Here's my thing: 'Social' media is a total misnomer. In many ways it actually takes us further away from each other, not closer. I know that sounds crazy, but consider how empathy disappears in places like Facebook. I have witnessed people say/type things to others on social media that they would never, EVER say to each other face-to-face. They just wouldn't, both because of empathy for another human being, and simply to avoid getting punched. And because of this free-for-all, lately I've found it very difficult to be myself, to be simple and honest in my communications (on Facebook in particular) and true to my values; because I despise the kind of cutting remarks, cowardly trolling and dumbshit behavior that makes you see red and keeps you up at night.

Which brings us back to the other night: It turns out this person I was being asked about on Facebook had unexpectedly died, and in an utterly, utterly tragic way. I went to this person's FB page, and saw post after post about how wonderful this person was, what a tragedy this was, and how awful the world can be. It was touching, it was inspiring, and it made me slightly ill.

Because here's the kicker: In my experience (and I can only speak from my own perspective), this guy was a douchebag. I'll spare you the details that I witnessed personally, but the truth was that he was a guy with issues, who at times laid waste to those who challenged his issues. In fact, I rarely unfriended people on Facebook, but I had recently unfriended this man.

And now he's dead.

And I feel terrible.
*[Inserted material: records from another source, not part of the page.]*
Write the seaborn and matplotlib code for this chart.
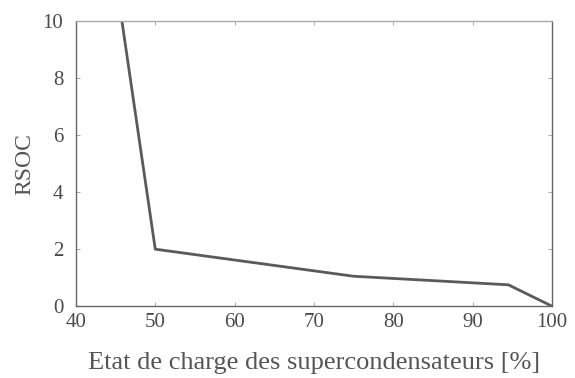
import matplotlib
matplotlib.use("Agg")
import matplotlib.pyplot as plt
import seaborn as sns
import pandas as pd

# State of charge of the supercapacitors [%] and the corresponding RSOC
soc = [45.8, 50, 75, 94.5, 100]
rsoc = [10, 2.0, 1.05, 0.75, 0]
xticks = [40, 50, 60, 70, 80, 90, 100]
yticks = [0, 2, 4, 6, 8, 10]

sns.set_theme(style="white")
plt.rcParams["font.family"] = ["Liberation Serif", "DejaVu Serif"]

df = pd.DataFrame({"soc": soc, "rsoc": rsoc})

fig = plt.figure(figsize=(5.75, 3.78), dpi=100)
ax = fig.add_axes([0.132, 0.19, 0.828, 0.754])
sns.lineplot(data=df, x="soc", y="rsoc", ax=ax, color="#5a5a5a", linewidth=2.0)

ax.set_xlim(40, 100)
ax.set_ylim(0, 10)
ax.set_xticks(xticks)
ax.set_yticks(yticks)
ax.tick_params(direction="in", length=3, width=0.6, colors="#999999",
               labelcolor="#4a4a4a", labelsize=15, top=True, right=True,
               bottom=True, left=True)
ax.tick_params(axis="x", pad=5)
ax.tick_params(axis="y", pad=9)
for side, s in ax.spines.items():
    s.set_color("#aaaaaa" if side == "top" else "#666666")
    s.set_linewidth(1.0)
ax.set_xlabel("Etat de charge des supercondensateurs [%]", fontsize=19,
              color="#555555", labelpad=14)
ax.set_ylabel("RSOC", fontsize=17, color="#555555", labelpad=5)

fig.savefig("out.png", dpi=100)
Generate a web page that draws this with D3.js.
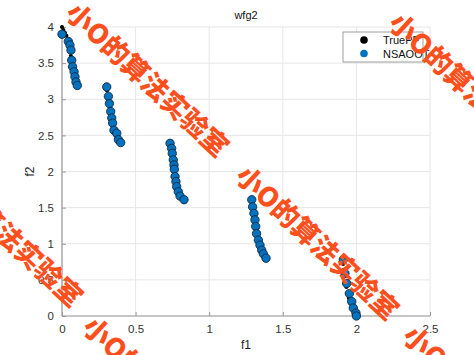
<!DOCTYPE html>
<html>
<head>
<meta charset="utf-8">
<script src="https://cdn.jsdelivr.net/npm/d3@7"></script>
<style>
  body { margin: 0; background: #fff; }
  text { font-family: "Liberation Sans", Arial, sans-serif; }
</style>
</head>
<body>
<svg id="svg1" width="474" height="355"></svg>
<script>
const svg1 = d3.select('#svg1');

const width = +svg1.attr('width');
const height = +svg1.attr('height');

// TruePF (black dots)
const pfF1 = [0, 0.01, 0.02, 0.03, 0.04, 0.045, 0.05, 0.055, 0.06, 0.065, 0.07, 0.075, 0.08, 0.087, 0.094, 0.101, 0.106,
  0.302, 0.306, 0.31, 0.315, 0.32, 0.326, 0.332, 0.338, 0.345, 0.352, 0.36, 0.37, 0.38, 0.392, 0.40,
  0.733, 0.738, 0.742, 0.747, 0.751, 0.756, 0.761, 0.767, 0.773, 0.781, 0.79, 0.80, 0.812, 0.828,
  1.288, 1.292, 1.297, 1.302, 1.307, 1.312, 1.318, 1.324, 1.332, 1.34, 1.35, 1.362, 1.375, 1.388,
  1.905, 1.91, 1.915, 1.92, 1.926, 1.932, 1.94, 1.948, 1.958, 1.968, 1.98, 1.992, 2.0];
const pfF2 = [4.0, 3.96, 3.92, 3.88, 3.83, 3.78, 3.72, 3.66, 3.60, 3.54, 3.48, 3.42, 3.37, 3.31, 3.25, 3.20, 3.17,
  3.20, 3.12, 3.05, 2.98, 2.91, 2.84, 2.77, 2.70, 2.63, 2.57, 2.51, 2.46, 2.42, 2.39, 2.38,
  2.40, 2.33, 2.26, 2.19, 2.12, 2.05, 1.98, 1.91, 1.84, 1.77, 1.71, 1.66, 1.62, 1.60,
  1.62, 1.55, 1.48, 1.41, 1.34, 1.27, 1.20, 1.13, 1.06, 0.99, 0.93, 0.87, 0.82, 0.79,
  0.80, 0.72, 0.64, 0.56, 0.48, 0.40, 0.32, 0.25, 0.18, 0.12, 0.06, 0.02, 0.0];

// NSAOOT (blue circles)
const algF1 = [0, 0.043, 0.054, 0.061, 0.066, 0.072, 0.082, 0.088, 0.095, 0.104,
  0.304, 0.315, 0.322, 0.331, 0.338, 0.344, 0.353, 0.372, 0.383, 0.399,
  0.734, 0.745, 0.749, 0.756, 0.761, 0.763, 0.768, 0.774, 0.779, 0.790, 0.802, 0.829,
  1.289, 1.295, 1.304, 1.311, 1.316, 1.322, 1.334, 1.345, 1.357, 1.368, 1.386,
  1.911, 1.922, 1.934, 1.952, 1.968, 1.979, 1.997, 2.0];
const algF2 = [3.9, 3.80, 3.75, 3.68, 3.54, 3.45, 3.38, 3.31, 3.24, 3.19,
  3.17, 3.04, 2.94, 2.83, 2.74, 2.67, 2.57, 2.53, 2.44, 2.40,
  2.39, 2.32, 2.25, 2.16, 2.09, 2.03, 1.93, 1.86, 1.79, 1.72, 1.66, 1.61,
  1.61, 1.51, 1.42, 1.33, 1.24, 1.14, 1.05, 0.98, 0.91, 0.86, 0.80,
  0.78, 0.59, 0.45, 0.31, 0.20, 0.11, 0.04, 0.0];

const xTicks = [0, 0.5, 1, 1.5, 2, 2.5];
const yTicks = [0, 0.5, 1, 1.5, 2, 2.5, 3, 3.5, 4];
const legendLabels = ['TruePF', 'NSAOOT'];
const watermark = '小O的算法实验室';
const title = 'wfg2';

const margin = { top: 27, right: 44, bottom: 39, left: 62 };
const innerWidth = width - margin.left - margin.right;
const innerHeight = height - margin.top - margin.bottom;

const xScale = d3.scaleLinear().domain([0, 2.5]).range([0, innerWidth]);
const yScale = d3.scaleLinear().domain([0, 4]).range([innerHeight, 0]);

svg1.append('rect').attr('width', width).attr('height', height).attr('fill', '#fff');

const g = svg1.append('g')
  .attr('transform', `translate(${margin.left},${margin.top})`);

// grid
g.append('g').selectAll('line').data(xTicks).enter().append('line')
  .attr('x1', d => xScale(d)).attr('x2', d => xScale(d))
  .attr('y1', 0).attr('y2', innerHeight)
  .attr('stroke', '#e6e6e6').attr('stroke-width', 1);
g.append('g').selectAll('line').data(yTicks).enter().append('line')
  .attr('y1', d => yScale(d)).attr('y2', d => yScale(d))
  .attr('x1', 0).attr('x2', innerWidth)
  .attr('stroke', '#e6e6e6').attr('stroke-width', 1);

// axes
const xAxis = d3.axisBottom(xScale).tickValues(xTicks).tickFormat(d3.format('')).tickSize(-4).tickPadding(9);
const yAxis = d3.axisLeft(yScale).tickValues(yTicks).tickFormat(d3.format('')).tickSize(-4).tickPadding(8);

const xAxisG = g.append('g').attr('transform', `translate(0,${innerHeight})`).call(xAxis);
const yAxisG = g.append('g').call(yAxis);
[xAxisG, yAxisG].forEach(a => {
  a.select('.domain').attr('stroke', '#999').attr('stroke-width', 1.2);
  a.selectAll('.tick line').attr('stroke', '#999');
  a.selectAll('.tick text').attr('fill', '#333').style('font-size', '11.5px');
});
xAxisG.select('.domain').attr('d', `M0,0H${innerWidth}`);
yAxisG.select('.domain').attr('d', `M0,${innerHeight}V0`);

xAxisG.append('text')
  .attr('x', innerWidth / 2).attr('y', 33)
  .attr('fill', '#222').attr('text-anchor', 'middle')
  .style('font-size', '12px').text('f1');

yAxisG.append('text')
  .attr('transform', 'rotate(-90)')
  .attr('x', -innerHeight / 2).attr('y', -28)
  .attr('fill', '#222').attr('text-anchor', 'middle')
  .style('font-size', '12px').text('f2');

g.append('text')
  .attr('x', innerWidth / 2).attr('y', -8)
  .attr('text-anchor', 'middle').attr('fill', '#111')
  .style('font-size', '11px').text(title);

// TruePF
const pfData = pfF1.map((d, i) => ({ x: d, y: pfF2[i] }));
g.selectAll('.pf').data(pfData).enter().append('circle')
  .attr('class', 'pf')
  .attr('cx', d => xScale(d.x)).attr('cy', d => yScale(d.y))
  .attr('r', 2).attr('fill', '#000');

// NSAOOT
const algData = algF1.map((d, i) => ({ x: d, y: algF2[i] }));
g.selectAll('.alg').data(algData).enter().append('circle')
  .attr('class', 'alg')
  .attr('cx', d => xScale(d.x)).attr('cy', d => yScale(d.y))
  .attr('r', 4.2).attr('fill', '#0072BD')
  .attr('stroke', '#0a1e33').attr('stroke-width', 0.8);

// legend
const lg = svg1.append('g').attr('transform', 'translate(343,32)');
lg.append('rect').attr('width', 80).attr('height', 30)
  .attr('fill', '#fff').attr('stroke', '#888').attr('stroke-width', 0.8);
const legendColors = ['#000', '#0072BD'];
legendLabels.forEach((lab, i) => {
  lg.append('circle').attr('cx', 21).attr('cy', 8 + i * 13.5).attr('r', 3.8)
    .attr('fill', legendColors[i]);
  lg.append('text').attr('x', 40).attr('y', 12 + i * 13.5)
    .attr('fill', '#111').style('font-size', '11px').text(lab);
});

// watermark
const wmPos = [[80, 17], [403, 27], [250, 180], [-66, 167], [97, 331], [417, 340]];
svg1.append('g').selectAll('text').data(wmPos).enter().append('text')
  .attr('transform', d => `translate(${d[0]},${d[1]}) rotate(43)`)
  .attr('x', -13).attr('dy', '0.36em')
  .attr('fill', '#ff4f1c')
  .style('font-family', '"Noto Sans CJK SC", sans-serif')
  .style('font-weight', '900')
  .style('font-size', '27px')
  .text(watermark);
</script>
</body>
</html>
I feel terrible because I'm very very sad that anyone should die the way he died; and I also feel awful that because I have found it impossible to participate in the outpouring of love over his passing, because of the kind of person he was.

I wanted to post that - to say my truth about this person, my truth, from my experiences. But how do you get such sentiments across in a forum that is actually so disconnected from empathy, so far from 'Social'? The sad truth is that posting my feelings about that on FB that would earn me a clear conscience...and an endless, endless river of shit. So I'm taking the advice of Pat Morita: "Best way avoid punch? No be there."